The problem –
Extract each line of the material that follows exactly and omit its pictures.

Provided data –
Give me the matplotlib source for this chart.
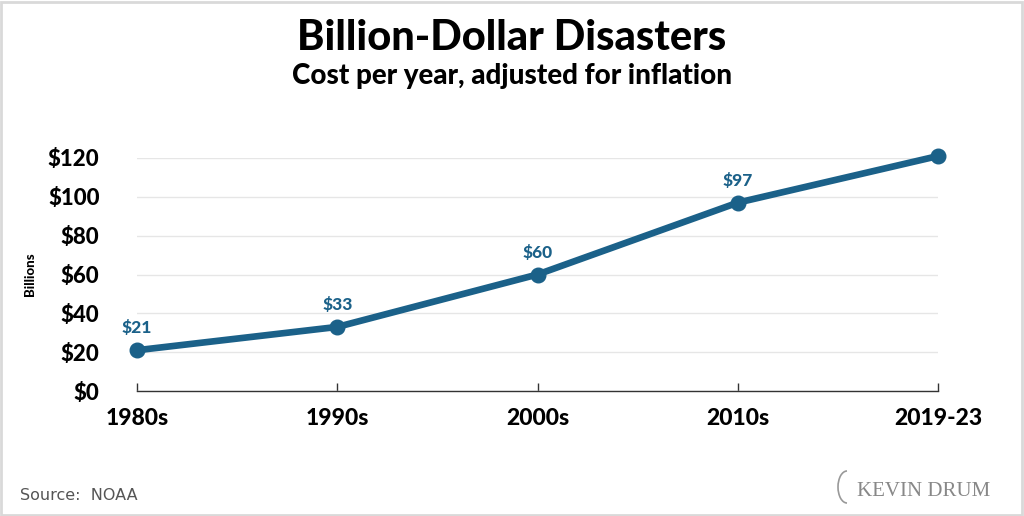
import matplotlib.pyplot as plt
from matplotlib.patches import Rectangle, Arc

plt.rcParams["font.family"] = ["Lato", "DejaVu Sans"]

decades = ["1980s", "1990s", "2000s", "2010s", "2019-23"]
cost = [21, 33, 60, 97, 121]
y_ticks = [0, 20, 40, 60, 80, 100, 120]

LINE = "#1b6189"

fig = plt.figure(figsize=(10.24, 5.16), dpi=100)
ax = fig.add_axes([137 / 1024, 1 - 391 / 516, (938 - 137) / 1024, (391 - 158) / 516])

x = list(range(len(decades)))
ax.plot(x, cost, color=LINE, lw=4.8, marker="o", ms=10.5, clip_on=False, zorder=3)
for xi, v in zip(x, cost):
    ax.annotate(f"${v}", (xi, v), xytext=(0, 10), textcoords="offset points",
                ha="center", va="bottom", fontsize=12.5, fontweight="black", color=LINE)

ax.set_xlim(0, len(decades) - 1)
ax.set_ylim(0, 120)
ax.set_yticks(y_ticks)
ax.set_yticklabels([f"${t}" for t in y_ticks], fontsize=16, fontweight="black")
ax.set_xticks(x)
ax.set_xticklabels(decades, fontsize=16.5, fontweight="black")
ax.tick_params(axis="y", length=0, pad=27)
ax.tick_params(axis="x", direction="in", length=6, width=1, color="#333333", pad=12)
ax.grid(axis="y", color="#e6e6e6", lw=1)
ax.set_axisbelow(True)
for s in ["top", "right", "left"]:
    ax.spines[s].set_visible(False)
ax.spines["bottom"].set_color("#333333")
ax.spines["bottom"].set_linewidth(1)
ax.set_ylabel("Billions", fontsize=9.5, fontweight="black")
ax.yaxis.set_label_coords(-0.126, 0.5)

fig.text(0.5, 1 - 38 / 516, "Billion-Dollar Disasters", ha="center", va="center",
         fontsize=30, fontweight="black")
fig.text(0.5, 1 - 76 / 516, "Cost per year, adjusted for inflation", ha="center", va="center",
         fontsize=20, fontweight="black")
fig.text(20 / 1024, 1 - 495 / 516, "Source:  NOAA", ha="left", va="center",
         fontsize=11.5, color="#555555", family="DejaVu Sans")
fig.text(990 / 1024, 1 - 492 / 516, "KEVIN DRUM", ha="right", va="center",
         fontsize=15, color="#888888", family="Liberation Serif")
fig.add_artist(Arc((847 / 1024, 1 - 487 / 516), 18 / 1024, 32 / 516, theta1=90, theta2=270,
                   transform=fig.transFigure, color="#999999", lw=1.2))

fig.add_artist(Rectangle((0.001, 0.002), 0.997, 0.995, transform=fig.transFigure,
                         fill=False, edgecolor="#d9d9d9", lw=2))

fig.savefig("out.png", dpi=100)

Output of the exercise –
Give me the matplotlib source for this chart.
import matplotlib.pyplot as plt
from matplotlib.patches import Rectangle, Arc

plt.rcParams["font.family"] = ["Lato", "DejaVu Sans"]

decades = ["1980s", "1990s", "2000s", "2010s", "2019-23"]
cost = [21, 33, 60, 97, 121]
y_ticks = [0, 20, 40, 60, 80, 100, 120]

LINE = "#1b6189"

fig = plt.figure(figsize=(10.24, 5.16), dpi=100)
ax = fig.add_axes([137 / 1024, 1 - 391 / 516, (938 - 137) / 1024, (391 - 158) / 516])

x = list(range(len(decades)))
ax.plot(x, cost, color=LINE, lw=4.8, marker="o", ms=10.5, clip_on=False, zorder=3)
for xi, v in zip(x, cost):
    ax.annotate(f"${v}", (xi, v), xytext=(0, 10), textcoords="offset points",
                ha="center", va="bottom", fontsize=12.5, fontweight="black", color=LINE)

ax.set_xlim(0, len(decades) - 1)
ax.set_ylim(0, 120)
ax.set_yticks(y_ticks)
ax.set_yticklabels([f"${t}" for t in y_ticks], fontsize=16, fontweight="black")
ax.set_xticks(x)
ax.set_xticklabels(decades, fontsize=16.5, fontweight="black")
ax.tick_params(axis="y", length=0, pad=27)
ax.tick_params(axis="x", direction="in", length=6, width=1, color="#333333", pad=12)
ax.grid(axis="y", color="#e6e6e6", lw=1)
ax.set_axisbelow(True)
for s in ["top", "right", "left"]:
    ax.spines[s].set_visible(False)
ax.spines["bottom"].set_color("#333333")
ax.spines["bottom"].set_linewidth(1)
ax.set_ylabel("Billions", fontsize=9.5, fontweight="black")
ax.yaxis.set_label_coords(-0.126, 0.5)

fig.text(0.5, 1 - 38 / 516, "Billion-Dollar Disasters", ha="center", va="center",
         fontsize=30, fontweight="black")
fig.text(0.5, 1 - 76 / 516, "Cost per year, adjusted for inflation", ha="center", va="center",
         fontsize=20, fontweight="black")
fig.text(20 / 1024, 1 - 495 / 516, "Source:  NOAA", ha="left", va="center",
         fontsize=11.5, color="#555555", family="DejaVu Sans")
fig.text(990 / 1024, 1 - 492 / 516, "KEVIN DRUM", ha="right", va="center",
         fontsize=15, color="#888888", family="Liberation Serif")
fig.add_artist(Arc((847 / 1024, 1 - 487 / 516), 18 / 1024, 32 / 516, theta1=90, theta2=270,
                   transform=fig.transFigure, color="#999999", lw=1.2))

fig.add_artist(Rectangle((0.001, 0.002), 0.997, 0.995, transform=fig.transFigure,
                         fill=False, edgecolor="#d9d9d9", lw=2))

fig.savefig("out.png", dpi=100)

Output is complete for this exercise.